▶ [Challenge]: The material below contains a line with "What Apache ECharts" and a line with "const values2023 = [59.23, 54.11, 22.12];". Copy exactly those two lines and all lines between them.

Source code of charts

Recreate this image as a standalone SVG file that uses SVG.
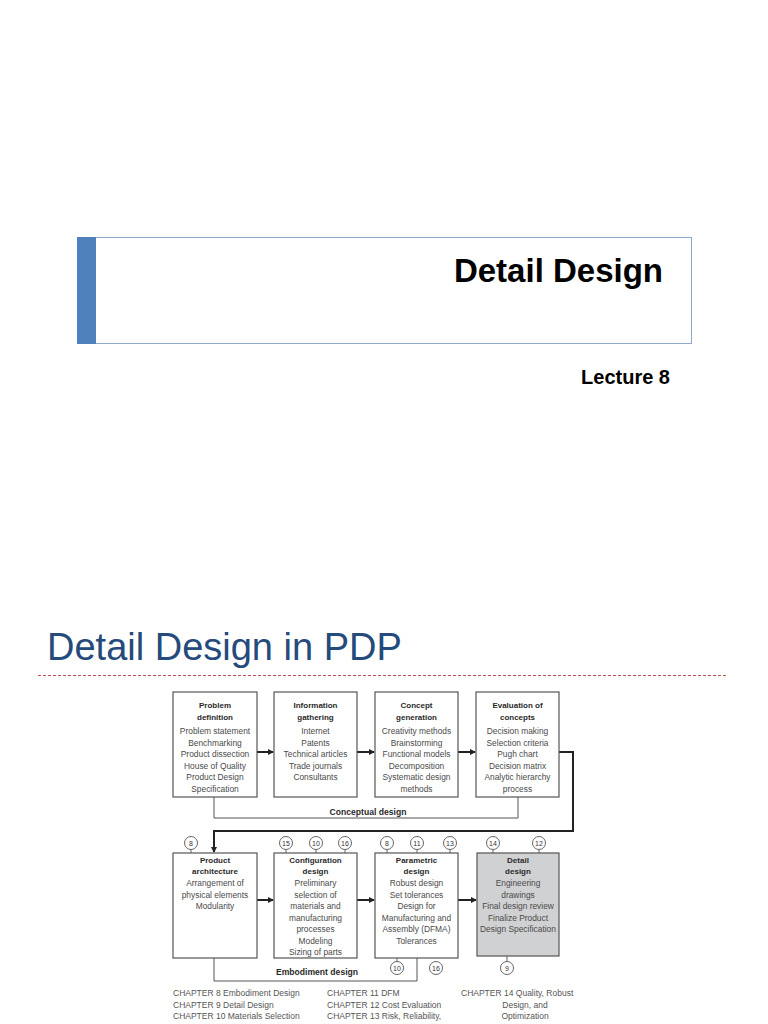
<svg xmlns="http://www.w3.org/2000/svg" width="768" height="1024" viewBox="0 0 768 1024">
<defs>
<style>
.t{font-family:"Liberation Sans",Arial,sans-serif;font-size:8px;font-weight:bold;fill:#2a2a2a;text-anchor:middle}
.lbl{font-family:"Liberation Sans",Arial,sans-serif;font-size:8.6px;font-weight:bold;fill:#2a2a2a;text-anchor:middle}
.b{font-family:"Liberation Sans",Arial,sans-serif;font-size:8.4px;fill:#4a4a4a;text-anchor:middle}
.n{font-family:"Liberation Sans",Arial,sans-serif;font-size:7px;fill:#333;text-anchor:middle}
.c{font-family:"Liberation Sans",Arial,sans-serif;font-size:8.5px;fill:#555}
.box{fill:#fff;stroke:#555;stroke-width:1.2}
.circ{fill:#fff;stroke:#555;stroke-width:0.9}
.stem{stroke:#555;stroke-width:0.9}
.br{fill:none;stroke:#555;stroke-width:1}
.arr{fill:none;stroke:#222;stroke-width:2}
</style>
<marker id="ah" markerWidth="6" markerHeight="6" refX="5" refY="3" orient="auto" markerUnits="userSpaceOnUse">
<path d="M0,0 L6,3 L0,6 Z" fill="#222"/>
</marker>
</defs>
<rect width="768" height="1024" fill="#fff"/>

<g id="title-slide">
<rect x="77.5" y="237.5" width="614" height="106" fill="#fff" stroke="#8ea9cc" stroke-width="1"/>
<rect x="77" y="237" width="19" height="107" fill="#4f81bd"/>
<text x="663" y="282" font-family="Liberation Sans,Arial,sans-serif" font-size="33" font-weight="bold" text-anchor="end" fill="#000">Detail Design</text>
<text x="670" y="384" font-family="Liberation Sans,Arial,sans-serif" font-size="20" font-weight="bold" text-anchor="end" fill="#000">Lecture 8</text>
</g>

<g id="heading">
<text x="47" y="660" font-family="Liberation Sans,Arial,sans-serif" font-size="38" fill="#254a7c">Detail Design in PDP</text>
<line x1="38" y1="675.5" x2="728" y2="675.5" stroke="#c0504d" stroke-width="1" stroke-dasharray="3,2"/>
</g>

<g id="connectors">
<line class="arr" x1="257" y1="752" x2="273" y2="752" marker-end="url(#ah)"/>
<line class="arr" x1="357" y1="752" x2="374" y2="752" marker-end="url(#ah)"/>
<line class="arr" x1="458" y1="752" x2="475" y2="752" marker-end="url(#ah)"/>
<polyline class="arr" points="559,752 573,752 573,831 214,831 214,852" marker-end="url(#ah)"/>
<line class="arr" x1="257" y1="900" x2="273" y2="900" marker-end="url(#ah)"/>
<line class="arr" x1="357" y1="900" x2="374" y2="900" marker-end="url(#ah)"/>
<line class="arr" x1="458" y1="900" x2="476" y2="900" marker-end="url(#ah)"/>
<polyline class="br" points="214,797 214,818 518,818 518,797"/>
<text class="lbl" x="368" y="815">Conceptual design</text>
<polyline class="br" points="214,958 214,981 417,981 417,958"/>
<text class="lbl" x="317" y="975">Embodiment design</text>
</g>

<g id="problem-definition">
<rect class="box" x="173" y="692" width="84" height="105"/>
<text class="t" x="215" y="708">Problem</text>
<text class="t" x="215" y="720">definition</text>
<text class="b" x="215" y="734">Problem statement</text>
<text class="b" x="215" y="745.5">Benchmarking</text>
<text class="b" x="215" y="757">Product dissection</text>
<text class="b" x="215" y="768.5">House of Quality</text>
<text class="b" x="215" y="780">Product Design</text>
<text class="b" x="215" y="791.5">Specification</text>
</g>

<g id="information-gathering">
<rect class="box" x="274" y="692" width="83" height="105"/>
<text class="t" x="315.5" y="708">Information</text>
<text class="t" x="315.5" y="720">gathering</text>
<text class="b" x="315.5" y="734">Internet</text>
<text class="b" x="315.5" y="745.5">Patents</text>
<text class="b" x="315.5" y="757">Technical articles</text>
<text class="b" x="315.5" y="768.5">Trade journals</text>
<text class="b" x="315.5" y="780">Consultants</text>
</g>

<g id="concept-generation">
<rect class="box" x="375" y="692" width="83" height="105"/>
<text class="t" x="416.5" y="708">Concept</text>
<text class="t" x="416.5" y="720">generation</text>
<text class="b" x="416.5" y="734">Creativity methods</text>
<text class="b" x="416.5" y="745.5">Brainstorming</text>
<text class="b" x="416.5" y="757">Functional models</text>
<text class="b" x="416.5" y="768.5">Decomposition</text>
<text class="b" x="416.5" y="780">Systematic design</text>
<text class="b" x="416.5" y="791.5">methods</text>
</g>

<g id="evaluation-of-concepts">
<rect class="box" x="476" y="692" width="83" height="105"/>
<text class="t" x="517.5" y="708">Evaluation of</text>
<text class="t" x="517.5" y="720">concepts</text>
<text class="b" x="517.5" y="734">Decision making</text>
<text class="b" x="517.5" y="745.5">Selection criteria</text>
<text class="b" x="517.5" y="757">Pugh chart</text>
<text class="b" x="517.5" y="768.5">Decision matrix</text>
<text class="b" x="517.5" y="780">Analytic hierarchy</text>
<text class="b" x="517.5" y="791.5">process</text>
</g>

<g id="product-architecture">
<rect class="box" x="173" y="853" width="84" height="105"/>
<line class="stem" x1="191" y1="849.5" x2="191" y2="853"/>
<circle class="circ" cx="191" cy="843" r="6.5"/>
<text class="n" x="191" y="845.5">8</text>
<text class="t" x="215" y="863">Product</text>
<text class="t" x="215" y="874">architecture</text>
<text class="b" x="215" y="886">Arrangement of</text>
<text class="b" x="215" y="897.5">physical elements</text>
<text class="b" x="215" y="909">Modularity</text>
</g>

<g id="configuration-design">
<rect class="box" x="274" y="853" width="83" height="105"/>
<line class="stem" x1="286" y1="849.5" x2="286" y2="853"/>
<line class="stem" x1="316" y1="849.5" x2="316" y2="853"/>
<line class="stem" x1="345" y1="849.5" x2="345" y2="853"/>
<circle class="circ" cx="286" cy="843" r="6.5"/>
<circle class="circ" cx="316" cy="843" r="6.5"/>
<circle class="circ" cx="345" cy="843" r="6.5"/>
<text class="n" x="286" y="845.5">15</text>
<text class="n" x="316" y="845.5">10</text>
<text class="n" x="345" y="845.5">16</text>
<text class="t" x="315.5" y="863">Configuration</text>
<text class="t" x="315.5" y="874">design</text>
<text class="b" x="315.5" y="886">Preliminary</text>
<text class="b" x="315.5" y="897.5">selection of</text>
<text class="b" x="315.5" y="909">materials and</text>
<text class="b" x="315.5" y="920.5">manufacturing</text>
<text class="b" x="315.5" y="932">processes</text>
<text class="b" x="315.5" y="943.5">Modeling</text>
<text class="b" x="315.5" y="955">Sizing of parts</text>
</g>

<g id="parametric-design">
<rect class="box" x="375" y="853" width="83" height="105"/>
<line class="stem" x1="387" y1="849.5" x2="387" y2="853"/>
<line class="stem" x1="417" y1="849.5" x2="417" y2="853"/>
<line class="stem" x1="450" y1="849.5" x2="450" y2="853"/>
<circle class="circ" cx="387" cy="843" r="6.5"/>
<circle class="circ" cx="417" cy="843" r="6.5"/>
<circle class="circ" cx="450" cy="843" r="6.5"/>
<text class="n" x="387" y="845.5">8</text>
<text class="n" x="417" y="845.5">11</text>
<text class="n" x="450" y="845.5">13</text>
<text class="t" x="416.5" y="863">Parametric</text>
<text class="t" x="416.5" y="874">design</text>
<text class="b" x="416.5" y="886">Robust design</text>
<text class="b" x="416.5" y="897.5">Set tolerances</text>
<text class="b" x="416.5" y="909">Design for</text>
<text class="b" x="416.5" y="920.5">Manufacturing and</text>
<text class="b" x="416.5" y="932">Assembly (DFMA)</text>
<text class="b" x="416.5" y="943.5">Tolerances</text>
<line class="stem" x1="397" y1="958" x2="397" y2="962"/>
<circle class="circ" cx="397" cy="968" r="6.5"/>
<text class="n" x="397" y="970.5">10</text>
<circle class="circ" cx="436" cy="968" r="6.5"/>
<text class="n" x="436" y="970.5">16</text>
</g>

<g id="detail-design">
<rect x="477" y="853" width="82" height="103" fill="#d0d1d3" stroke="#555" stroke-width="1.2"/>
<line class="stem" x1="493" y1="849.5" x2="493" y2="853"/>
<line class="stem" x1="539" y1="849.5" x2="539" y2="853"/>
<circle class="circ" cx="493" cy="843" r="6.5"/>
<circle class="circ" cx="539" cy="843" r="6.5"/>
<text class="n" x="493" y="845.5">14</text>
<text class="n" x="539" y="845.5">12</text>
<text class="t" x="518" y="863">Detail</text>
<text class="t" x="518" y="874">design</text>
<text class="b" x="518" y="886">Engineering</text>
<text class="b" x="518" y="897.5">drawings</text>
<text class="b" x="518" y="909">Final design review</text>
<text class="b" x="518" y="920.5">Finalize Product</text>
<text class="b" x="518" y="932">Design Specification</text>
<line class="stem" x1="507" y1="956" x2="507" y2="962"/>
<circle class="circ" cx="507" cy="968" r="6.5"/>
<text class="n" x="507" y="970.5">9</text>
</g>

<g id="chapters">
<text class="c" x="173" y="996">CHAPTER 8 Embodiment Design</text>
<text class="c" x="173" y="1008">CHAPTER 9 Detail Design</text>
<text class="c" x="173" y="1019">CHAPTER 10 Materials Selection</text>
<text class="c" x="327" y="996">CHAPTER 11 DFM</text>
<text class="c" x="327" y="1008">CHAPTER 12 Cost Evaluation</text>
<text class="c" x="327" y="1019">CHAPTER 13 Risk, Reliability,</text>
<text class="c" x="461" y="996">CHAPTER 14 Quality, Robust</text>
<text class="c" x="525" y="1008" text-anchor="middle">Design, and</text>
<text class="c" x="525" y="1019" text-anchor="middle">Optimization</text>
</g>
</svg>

==

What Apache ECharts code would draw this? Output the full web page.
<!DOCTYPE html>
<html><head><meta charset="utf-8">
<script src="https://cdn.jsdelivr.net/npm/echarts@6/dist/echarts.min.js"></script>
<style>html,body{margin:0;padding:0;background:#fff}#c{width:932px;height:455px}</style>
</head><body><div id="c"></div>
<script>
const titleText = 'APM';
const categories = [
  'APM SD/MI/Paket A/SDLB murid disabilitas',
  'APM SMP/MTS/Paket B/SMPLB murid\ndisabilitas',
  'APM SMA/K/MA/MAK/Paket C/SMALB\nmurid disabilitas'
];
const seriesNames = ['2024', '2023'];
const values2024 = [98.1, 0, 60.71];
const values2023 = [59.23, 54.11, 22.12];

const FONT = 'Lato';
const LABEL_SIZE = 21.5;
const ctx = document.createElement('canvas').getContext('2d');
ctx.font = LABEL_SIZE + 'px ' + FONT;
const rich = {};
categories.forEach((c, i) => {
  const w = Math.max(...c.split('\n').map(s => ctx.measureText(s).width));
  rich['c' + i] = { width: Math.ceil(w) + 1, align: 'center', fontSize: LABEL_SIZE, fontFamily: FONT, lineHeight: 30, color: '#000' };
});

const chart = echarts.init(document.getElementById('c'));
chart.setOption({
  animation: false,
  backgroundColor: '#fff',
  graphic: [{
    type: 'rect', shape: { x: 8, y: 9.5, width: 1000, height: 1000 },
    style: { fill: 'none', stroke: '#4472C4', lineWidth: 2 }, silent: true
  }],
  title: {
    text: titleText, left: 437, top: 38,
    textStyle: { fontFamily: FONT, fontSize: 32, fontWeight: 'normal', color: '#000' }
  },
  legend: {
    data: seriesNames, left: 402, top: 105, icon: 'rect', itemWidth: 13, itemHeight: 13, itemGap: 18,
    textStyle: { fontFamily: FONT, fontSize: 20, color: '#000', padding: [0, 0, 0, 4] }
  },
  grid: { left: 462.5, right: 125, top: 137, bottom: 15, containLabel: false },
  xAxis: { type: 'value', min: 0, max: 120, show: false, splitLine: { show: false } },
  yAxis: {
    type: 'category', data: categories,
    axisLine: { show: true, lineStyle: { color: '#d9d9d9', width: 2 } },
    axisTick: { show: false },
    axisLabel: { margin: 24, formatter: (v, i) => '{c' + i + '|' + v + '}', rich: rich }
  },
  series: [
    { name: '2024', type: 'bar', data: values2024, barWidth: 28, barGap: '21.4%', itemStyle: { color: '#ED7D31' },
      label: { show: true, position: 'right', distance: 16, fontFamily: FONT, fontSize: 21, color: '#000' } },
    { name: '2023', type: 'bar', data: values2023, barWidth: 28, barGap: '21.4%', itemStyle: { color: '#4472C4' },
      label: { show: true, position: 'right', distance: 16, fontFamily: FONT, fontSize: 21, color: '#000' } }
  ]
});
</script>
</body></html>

▶ [Problem solution]:
What Apache ECharts code would draw this? Output the full web page.
<!DOCTYPE html>
<html><head><meta charset="utf-8">
<script src="https://cdn.jsdelivr.net/npm/echarts@6/dist/echarts.min.js"></script>
<style>html,body{margin:0;padding:0;background:#fff}#c{width:932px;height:455px}</style>
</head><body><div id="c"></div>
<script>
const titleText = 'APM';
const categories = [
  'APM SD/MI/Paket A/SDLB murid disabilitas',
  'APM SMP/MTS/Paket B/SMPLB murid\ndisabilitas',
  'APM SMA/K/MA/MAK/Paket C/SMALB\nmurid disabilitas'
];
const seriesNames = ['2024', '2023'];
const values2024 = [98.1, 0, 60.71];
const values2023 = [59.23, 54.11, 22.12];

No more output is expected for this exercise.